PREFAB SPROUT Andromeda Heights (Columbia/Kitchenware)

The Sprout’s fifth album, nearly seven years in the making, turns out not to be the epic Biblical concept album that Paddy McAloon was rumoured to be working on, but rather "A Slightly Longer Album About Love", twelve songs that, with a few possible exceptions (a get-out clause to cover the fact that I only bought it yesterday!), deal with the making and breaking of emotional bonds and suchlike. Which is all sweet and dandy (perhaps excessively, in the case of the former), but a little frail and insubstantial-looking after the scope and raging ambition that characterised their last album, the marvellous "Jordan: The Comeback".

What "Andromeda Heights" makes plain is that, this time round at least, is that Paddy McAloon wants to be the new Bacharach and David: check out the massive Brill Building intro to "A Prisoner Of The Past" - you half expect Scott Walker to turn up and burst into "The Sun Ain’t Gonna Shine Anymore" - and the guitar solo that closes the track just has to be an ‘affectionate homage’ to the one on The Walker Brothers’ "No Regrets". Elsewhere there’s finely tuned, delicate orchestrations by the chocolate box-load - they may sound painfully saccharine on first acquaintance, bit that’s probably because they’re honed just so - and melodies that initially appear to have been thrown together that will eventually attain classic stature.

Then there’s McAloon’s lyrics, and the way he croons and coos them as well: whether it’s the gentle rib tickling of "Electric Guitars" ("We were songbirds, we were Greek Gods/We were singled out by fate/We were quoted out of context - it was great") or the alternative design for life of "Life’s A Miracle", it’s obvious that he means it man, is for real, in ways that few, if any, other lyricists working in popular music today could ever elucidate.

It seems almost incidental to point out the calibre of the crack team of sidemen that accompany the three remaining Sprouts here, but they include jazz musicians Martin Taylor (who flavours "Anne Marie" with a gorgeously understated guitar solo) and Tommy Smith, as well as Blue Nile alumnus Calum Malcolm (so that’s why it took so long to make...).

"Andromeda Heights" may not be Prefab Sprout’s greatest album, well, not yet anyway, but it is an impeccably polished, grown up piece of work in a canon distinguished by its fully-formed maturity.
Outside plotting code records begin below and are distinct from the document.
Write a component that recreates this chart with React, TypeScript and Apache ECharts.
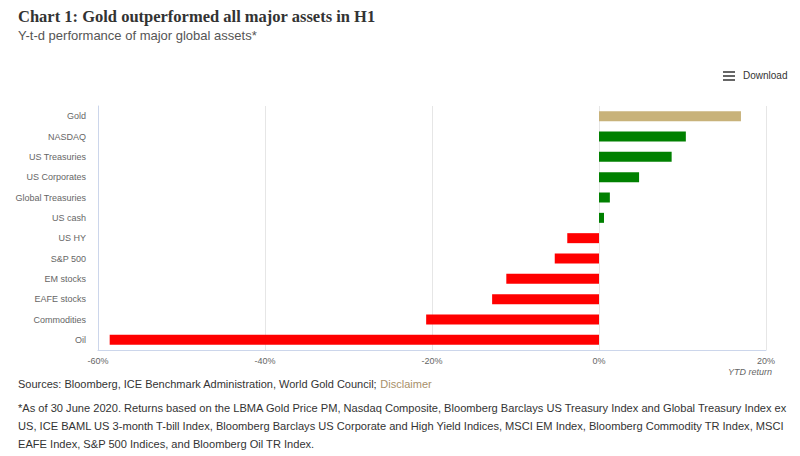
import React, { useEffect, useRef } from "react";
import * as echarts from "echarts";

const categories = [
  "Gold",
  "NASDAQ",
  "US Treasuries",
  "US Corporates",
  "Global Treasuries",
  "US cash",
  "US HY",
  "S&P 500",
  "EM stocks",
  "EAFE stocks",
  "Commodities",
  "Oil",
];
const values = [17.0, 10.4, 8.7, 4.8, 1.3, 0.6, -3.8, -5.3, -11.1, -12.8, -20.7, -58.6];
const xTicks = [-60, -40, -20, 0, 20];

const GOLD = "#c8b27a";
const GREEN = "#008000";
const RED = "#ff0000";

const SANS = "'Liberation Sans', Arial, sans-serif";

export default function App() {
  const ref = useRef<HTMLDivElement>(null);
  useEffect(() => {
    if (!ref.current) return;
    const chart = echarts.init(ref.current, undefined, { renderer: "svg" });
    const data = values.map((v, i) => ({
      value: v,
      itemStyle: { color: i === 0 ? GOLD : v >= 0 ? GREEN : RED },
    }));
    chart.setOption({
      animation: false,
      backgroundColor: "#ffffff",
      grid: { left: 98, right: 34, top: 106, bottom: 106 },
      xAxis: {
        type: "value",
        min: xTicks[0],
        max: xTicks[xTicks.length - 1],
        interval: 20,
        axisLine: { show: true, onZero: false, lineStyle: { color: "#ccd6eb" } },
        axisTick: { show: false },
        splitLine: { show: true, lineStyle: { color: "#e6e6e6" } },
        axisLabel: {
          formatter: (v: number) => `${v}%`,
          color: "#666",
          fontFamily: SANS,
          fontSize: 9,
          margin: 6,
        },
      },
      yAxis: {
        type: "category",
        data: categories,
        inverse: true,
        axisLine: { show: true, onZero: false, lineStyle: { color: "#ccd6eb" } },
        axisTick: { show: false },
        axisLabel: {
          color: "#666",
          fontFamily: SANS,
          fontSize: 9,
          margin: 12,
        },
      },
      series: [
        {
          type: "bar",
          data,
          barWidth: 10,
        },
      ],
      graphic: [
        {
          type: "text",
          left: 18,
          top: 8,
          style: {
            text: "Chart 1: Gold outperformed all major assets in H1",
            fontFamily: "'Liberation Serif', 'DejaVu Serif', serif",
            fontWeight: "bold",
            fontSize: 16.5,
            fill: "#333",
          },
        },
        {
          type: "text",
          left: 18,
          top: 29,
          style: {
            text: "Y-t-d performance of major global assets*",
            fontFamily: SANS,
            fontSize: 13,
            fill: "#555",
          },
        },
        { type: "rect", shape: { x: 723, y: 71, width: 12, height: 2 }, style: { fill: "#666" } },
        { type: "rect", shape: { x: 723, y: 75, width: 12, height: 2 }, style: { fill: "#666" } },
        { type: "rect", shape: { x: 723, y: 79, width: 12, height: 2 }, style: { fill: "#666" } },
        {
          type: "text",
          left: 743,
          top: 70,
          style: { text: "Download", fontFamily: SANS, fontSize: 10, fill: "#333" },
        },
        {
          type: "text",
          right: 28,
          top: 367,
          style: {
            text: "YTD return",
            fontFamily: SANS,
            fontSize: 9,
            fontStyle: "italic",
            fill: "#666",
          },
        },
        {
          type: "text",
          left: 18,
          top: 378,
          style: {
            rich: {
              a: { fontFamily: SANS, fontSize: 11, fill: "#333" },
              b: { fontFamily: SANS, fontSize: 11, fill: "#a8906a" },
            },
            text: "{a|Sources: Bloomberg, ICE Benchmark Administration, World Gold Council; }{b|Disclaimer}",
          },
        },
        {
          type: "text",
          left: 18,
          top: 399,
          style: {
            text:
              "*As of 30 June 2020. Returns based on the LBMA Gold Price PM, Nasdaq Composite, Bloomberg Barclays US Treasury Index and Global Treasury Index ex\nUS, ICE BAML US 3-month T-bill Index, Bloomberg Barclays US Corporate and High Yield Indices, MSCI EM Index, Bloomberg Commodity TR Index, MSCI\nEAFE Index, S&P 500 Indices, and Bloomberg Oil TR Index.",
            fontFamily: SANS,
            fontSize: 11.1,
            lineHeight: 18,
            fill: "#333",
          },
        },
      ],
    });
    return () => chart.dispose();
  }, []);
  return <div ref={ref} style={{ width: 800, height: 456, position: "absolute", left: 0, top: 0 }} />;
}
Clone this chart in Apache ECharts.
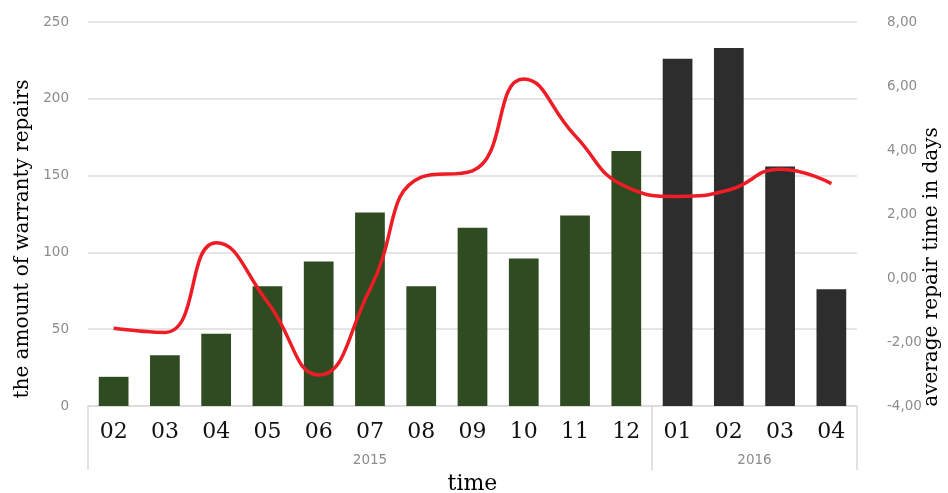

It’s as if Steely Dan made an album of love songs - an impossibly wonderful idea, of course, but if it ever became reality I reckon it would sound very much like this, in concept if not execution. "Andromeda Heights" is a jewel-box (yes, I’m not even going to complain that I had to buy the CD out of necessity) of delights, which, of its kind, is almost as good as the last Blue Nile album.
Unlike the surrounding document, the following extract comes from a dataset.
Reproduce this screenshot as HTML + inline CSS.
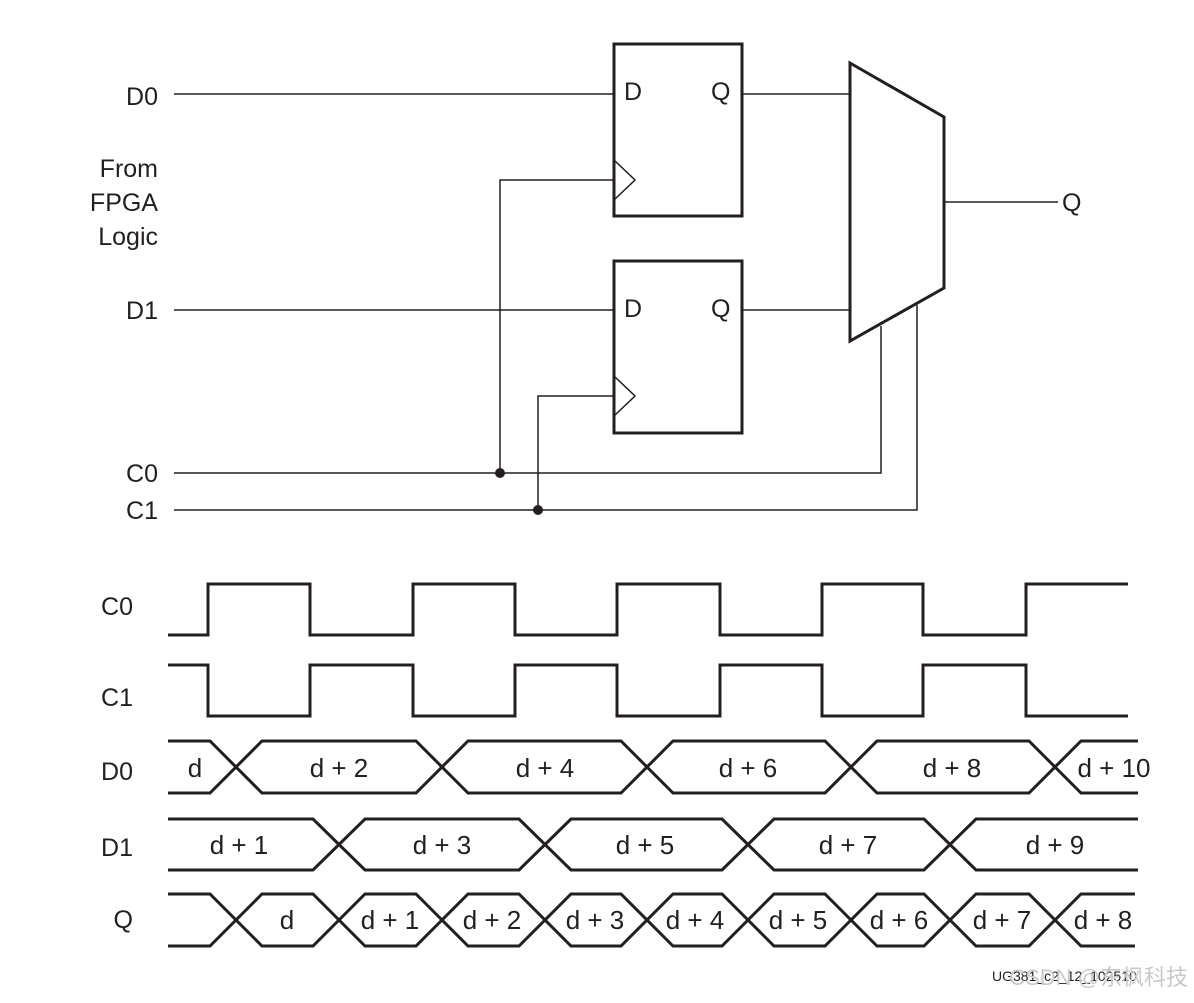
<!DOCTYPE html>
<html><head><style>
html,body{margin:0;padding:0;background:#fff;}
svg text{font-family:"Liberation Sans",Arial,sans-serif;fill:#231f20;}
</style></head><body>
<svg width="1194" height="998" viewBox="0 0 1194 998" xmlns="http://www.w3.org/2000/svg">
<g stroke="#231f20" fill="none">
<!-- thin wires -->
<g stroke-width="1.5">
<line x1="174" y1="94" x2="614" y2="94"/>
<line x1="174" y1="310" x2="614" y2="310"/>
<line x1="742" y1="94" x2="850" y2="94"/>
<line x1="742" y1="310" x2="850" y2="310"/>
<line x1="944" y1="202" x2="1058" y2="202"/>
<polyline points="174,473 881,473 881,326"/>
<polyline points="174,510 917,510 917,305"/>
<polyline points="500,473 500,180 614,180"/>
<polyline points="538,510 538,396 614,396"/>
<polyline points="614,160 635,180 614,200"/>
<polyline points="614,376 635,396 614,416"/>
</g>
<!-- boxes -->
<g stroke-width="3">
<rect x="614" y="44" width="128" height="172"/>
<rect x="614" y="261" width="128" height="172"/>
<polygon points="850,63 944,117 944,288 850,341"/>
<!-- clocks -->
<polyline points="168,635 208,635 208,584 310,584 310,635 413,635 413,584 515,584 515,635 617,635 617,584 720,584 720,635 822,635 822,584 923,584 923,635 1026,635 1026,584 1128,584"/>
<polyline points="168,665 208,665 208,716 310,716 310,665 413,665 413,716 515,716 515,665 617,665 617,716 720,716 720,665 822,665 822,716 923,716 923,665 1026,665 1026,716 1128,716"/>
<!-- D0 -->
<polyline points="168,741 210,741 262,793 416,793 468,741 621,741 673,793 825,793 877,741 1029,741 1081,793 1138,793"/>
<polyline points="168,793 210,793 262,741 416,741 468,793 621,793 673,741 825,741 877,793 1029,793 1081,741 1138,741"/>
<!-- D1 -->
<polyline points="168,819 313,819 365,870 519,870 571,819 722,819 774,870 924,870 976,819 1138,819"/>
<polyline points="168,870 313,870 365,819 519,819 571,870 722,870 774,819 924,819 976,870 1138,870"/>
<!-- Q -->
<polyline points="168,894 210,894 262,946 313,946 365,894 416,894 468,946 519,946 571,894 621,894 673,946 722,946 774,894 825,894 877,946 924,946 976,894 1029,894 1081,946 1135,946"/>
<polyline points="168,946 210,946 262,894 313,894 365,946 416,946 468,894 519,894 571,946 621,946 673,894 722,894 774,946 825,946 877,894 924,894 976,946 1029,946 1081,894 1135,894"/>
</g>
</g>
<circle cx="500" cy="473" r="5" fill="#231f20"/>
<circle cx="538" cy="510" r="5" fill="#231f20"/>
<g font-size="25">
<text x="158" y="105" text-anchor="end">D0</text>
<text x="158" y="177" text-anchor="end">From</text>
<text x="158" y="211" text-anchor="end">FPGA</text>
<text x="158" y="245" text-anchor="end">Logic</text>
<text x="158" y="319" text-anchor="end">D1</text>
<text x="158" y="482" text-anchor="end">C0</text>
<text x="158" y="519" text-anchor="end">C1</text>
<text x="624" y="100">D</text>
<text x="711" y="100">Q</text>
<text x="624" y="317">D</text>
<text x="711" y="317">Q</text>
<text x="1062" y="211">Q</text>
<text x="133" y="615" text-anchor="end">C0</text>
<text x="133" y="706" text-anchor="end">C1</text>
<text x="133" y="780" text-anchor="end">D0</text>
<text x="133" y="856" text-anchor="end">D1</text>
<text x="133" y="928" text-anchor="end">Q</text>
</g>
<g font-size="26" text-anchor="middle">
<text x="195" y="777">d</text>
<text x="339" y="777">d + 2</text>
<text x="545" y="777">d + 4</text>
<text x="748" y="777">d + 6</text>
<text x="952" y="777">d + 8</text>
<text x="1114" y="777">d + 10</text>
<text x="239" y="854">d + 1</text>
<text x="442" y="854">d + 3</text>
<text x="645" y="854">d + 5</text>
<text x="848" y="854">d + 7</text>
<text x="1055" y="854">d + 9</text>
<text x="287" y="929">d</text>
<text x="390" y="929">d + 1</text>
<text x="492" y="929">d + 2</text>
<text x="595" y="929">d + 3</text>
<text x="695" y="929">d + 4</text>
<text x="798" y="929">d + 5</text>
<text x="899" y="929">d + 6</text>
<text x="1002" y="929">d + 7</text>
<text x="1103" y="929">d + 8</text>
</g>
<text x="992" y="981" font-size="14">UG381_c2_12_102510</text>
<text x="1188" y="985" font-size="22" text-anchor="end" style="fill:#c8c8c8;font-family:'Liberation Sans','Noto Sans CJK SC',sans-serif">CSDN @东枫科技</text>
</svg>
</body></html>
PREFAB SPROUT The Gunman And Other Stories (Liberty)

"The Gunman And Other Stories" is the first new Prefab Sprout album to emerge since 1997's exquisite "Andromeda Heights", and also the first for their new label. The title might lead the listener to expect a swathe of epic narrative, or something similar to the loosely woven conceptual thread that linked the nineteen songs of "Jordan: The Comeback" together, but unfortunately "The Gunman And Other Stories" never really aspires to that level of skyscraping ambition. What it is is Paddy McAloon's country and western album, albeit only to the extent that he's operating under the mistaken assumption that adding the odd banjo lick to his band's immaculately constructed chocolate box AOR and writing songs about cowboys, farms and card games will suddenly turn him into Neil Young in ranch porch mode. Which hasn't really happened here: the fact that the opening song, "Cowboy Dreams", originally featured on Jimmy Nail's "Crocodile Shoes" soundtrack amply illustrates the gulf between ambition and execution.

Last time around the Sprout's understated eloquence took a few more spins than had been usual to get under my skin, but the effort was amply rewarded: "Andromeda Heights" was as perfect an album of paeans to the redemptive power of love as I can recall. But no matter how many times I hear "The Gunman And Other Stories" I can't help feeling that there's nothing here beneath Tony Visconti's immaculate production and some loose talk of Laredo. What puts the remains of the album into context is the first single, "Cornfield Ablaze", which, despite or because of its melodic similarity to "Moondog" on "Jordan: The Comeback", is crackling, classic Sprout, all perfectly executed metaphor and rattling, memorable tune. But, unfortunately, it doesn't make a summer, and it leaves "The Gunman And Other Stories" looking like that thankfully rare beast, an inessential Prefab Sprout album.